Brown (or skag, H, smack) is cheap and - for cosseted suburban teens - a way of getting a share in the hard-boy gangland image that is peddled by mass-market rappers and modish TV cop series without the muckiness of direct exposure to "dodgy neighbourhoods". And being relatively well off means you never really hit "rock bottom" with your habit. Once your savings have been exhausted, there's always your weekly parental allowance, or heaps of your records to be sold.

The reason that there is so much brown in Britain at the moment is dealers are very clever and the police are very stupid. The gear isn't all kept in one place, or directly channelled from a single large source; it is held in very small quantities by a variety of people. When you're trying to score heroin, there is always a middleman. Business is done from mobile phones, and instead of going to collect your little bundle of joy at some grotty flat, you can organise a lovely, civilised handover at your place.

Heroin can be stopped when it comes into the country but, once here, it is found only if kept in staggering quantities in one place, and dealt directly from there. The police aren't very good at tracing dealers; it is obvious when an unmarked police car (always a navy blue Escort, for some reason - perhaps Ford are giving them away free in return for something) is following you, and they are easy to lose. So we can rest easy on that score, as it were. There's plenty for everyone.

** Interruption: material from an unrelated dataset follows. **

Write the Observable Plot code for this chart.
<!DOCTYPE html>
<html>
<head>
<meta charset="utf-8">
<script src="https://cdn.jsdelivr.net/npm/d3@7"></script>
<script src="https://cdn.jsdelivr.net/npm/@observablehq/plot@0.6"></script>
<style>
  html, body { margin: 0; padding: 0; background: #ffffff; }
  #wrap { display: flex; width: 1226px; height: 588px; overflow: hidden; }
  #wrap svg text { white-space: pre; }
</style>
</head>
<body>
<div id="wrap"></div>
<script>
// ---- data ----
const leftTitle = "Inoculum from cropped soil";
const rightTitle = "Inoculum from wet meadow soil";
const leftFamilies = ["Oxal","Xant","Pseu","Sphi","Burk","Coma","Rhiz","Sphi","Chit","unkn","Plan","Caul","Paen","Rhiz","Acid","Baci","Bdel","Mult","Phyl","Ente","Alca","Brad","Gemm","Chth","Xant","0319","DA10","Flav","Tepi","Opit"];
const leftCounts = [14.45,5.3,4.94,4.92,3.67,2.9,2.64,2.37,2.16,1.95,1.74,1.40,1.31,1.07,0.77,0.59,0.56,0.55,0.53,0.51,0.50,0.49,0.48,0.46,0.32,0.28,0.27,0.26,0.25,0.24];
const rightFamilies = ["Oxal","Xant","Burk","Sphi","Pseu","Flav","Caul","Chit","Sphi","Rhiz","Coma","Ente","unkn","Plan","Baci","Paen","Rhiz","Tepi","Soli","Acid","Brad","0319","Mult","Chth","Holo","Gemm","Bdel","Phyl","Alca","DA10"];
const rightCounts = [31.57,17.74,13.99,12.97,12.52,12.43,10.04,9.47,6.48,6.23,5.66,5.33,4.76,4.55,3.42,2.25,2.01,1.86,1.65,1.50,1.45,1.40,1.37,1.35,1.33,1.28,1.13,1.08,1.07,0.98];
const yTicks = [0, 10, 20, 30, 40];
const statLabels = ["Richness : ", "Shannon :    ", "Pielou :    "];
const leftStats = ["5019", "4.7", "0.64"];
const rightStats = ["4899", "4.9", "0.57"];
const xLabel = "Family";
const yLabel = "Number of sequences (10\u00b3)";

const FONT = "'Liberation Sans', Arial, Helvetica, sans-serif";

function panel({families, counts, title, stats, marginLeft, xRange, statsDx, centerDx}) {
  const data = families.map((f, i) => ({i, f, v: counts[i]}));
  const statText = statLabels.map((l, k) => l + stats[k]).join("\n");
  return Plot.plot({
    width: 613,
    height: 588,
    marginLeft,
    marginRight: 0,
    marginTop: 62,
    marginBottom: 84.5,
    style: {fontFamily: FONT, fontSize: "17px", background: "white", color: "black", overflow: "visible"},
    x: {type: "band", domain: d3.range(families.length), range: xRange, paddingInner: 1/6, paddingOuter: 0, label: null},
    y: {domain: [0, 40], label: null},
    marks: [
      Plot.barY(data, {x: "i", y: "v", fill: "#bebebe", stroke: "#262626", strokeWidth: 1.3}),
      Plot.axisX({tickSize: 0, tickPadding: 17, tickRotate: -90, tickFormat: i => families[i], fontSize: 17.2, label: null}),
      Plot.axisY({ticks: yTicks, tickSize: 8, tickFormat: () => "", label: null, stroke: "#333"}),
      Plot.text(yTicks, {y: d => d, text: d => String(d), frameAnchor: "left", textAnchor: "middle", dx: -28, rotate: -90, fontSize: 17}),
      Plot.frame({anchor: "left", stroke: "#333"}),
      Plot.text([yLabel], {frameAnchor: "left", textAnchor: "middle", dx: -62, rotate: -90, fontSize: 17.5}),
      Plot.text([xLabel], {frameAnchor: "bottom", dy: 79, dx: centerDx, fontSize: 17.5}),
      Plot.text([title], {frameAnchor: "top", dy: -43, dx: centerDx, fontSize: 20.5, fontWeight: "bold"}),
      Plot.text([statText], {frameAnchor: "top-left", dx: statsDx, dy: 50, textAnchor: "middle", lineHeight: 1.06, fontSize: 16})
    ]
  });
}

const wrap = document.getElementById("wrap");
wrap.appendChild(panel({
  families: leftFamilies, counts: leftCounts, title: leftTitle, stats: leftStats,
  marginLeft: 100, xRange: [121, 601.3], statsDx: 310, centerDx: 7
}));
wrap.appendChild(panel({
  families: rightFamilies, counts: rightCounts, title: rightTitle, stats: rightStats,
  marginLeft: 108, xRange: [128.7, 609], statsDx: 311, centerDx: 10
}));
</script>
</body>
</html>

The problem, for the authorities, is that they are already doing the right thing. People are indeed benefiting from the general acceptance that rehabilitation (rather than, say, incarceration) is the ideal remedy for dependence, and from the latest drives to increase risk-awareness among recreational users. But youngsters will always go where their curiosity takes them, provided they believe that what they're doing is "cool". And now brown has gained that kudos.

When Leah Betts died after taking one ecstasy tablet on her birthday, a nation of kids was immediately on guard. The death of the teenage fitness instructor Julia Dawes this week will surely reinforce the message. It will take similar blows to get us to stop taking heroin: a spate of overdoses in top-of-the-league-table schools, or the death of someone whom users see as a contemporary.

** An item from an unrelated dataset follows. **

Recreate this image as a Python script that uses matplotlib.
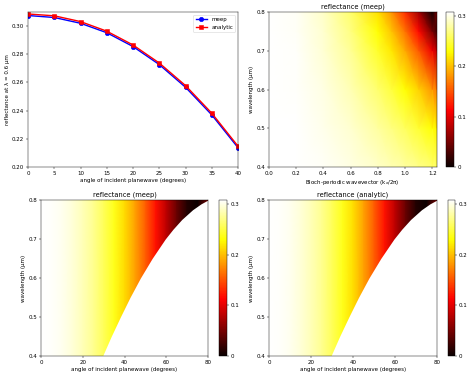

Of course, you could say that these wannabe junkies just need a short, sharp shock. This would certainly work: stop-and-search police prowling the streets, frequent body searches at clubs, compulsory drugs-testing nationwide in colleges and universities. But it seems a shame when the youngsters are having such a nice time.

Drug dependency rests upon having an "addictive personality". Some people try every substance in existence and remain clean; others take one line and get hooked. For all you kids getting ready to try heroin, let me just point out a few things: brown can do more damage in six months than any other drug can do in 10 years. If you don't mind liver failure, impotence, acne, constipation and loss of appetite, then you're ready to take on the social aspects of the drug. Zero sense of personal responsibility will ensure that if you need money, you can steal it without a second thought. Zero human empathy will guarantee you'll lose all your friends, giving you more time to indulge your habit.

And, by the way, brown is the worst come-down drug you could choose. It is a sedative, chemically not unlike morphine, which doesn't send you to sleep but just knocks you out for a while. If you are keen to experience the come-down from heroin, why not try lying on a bed filled with broken glass? The sensation is roughly the same, only worse.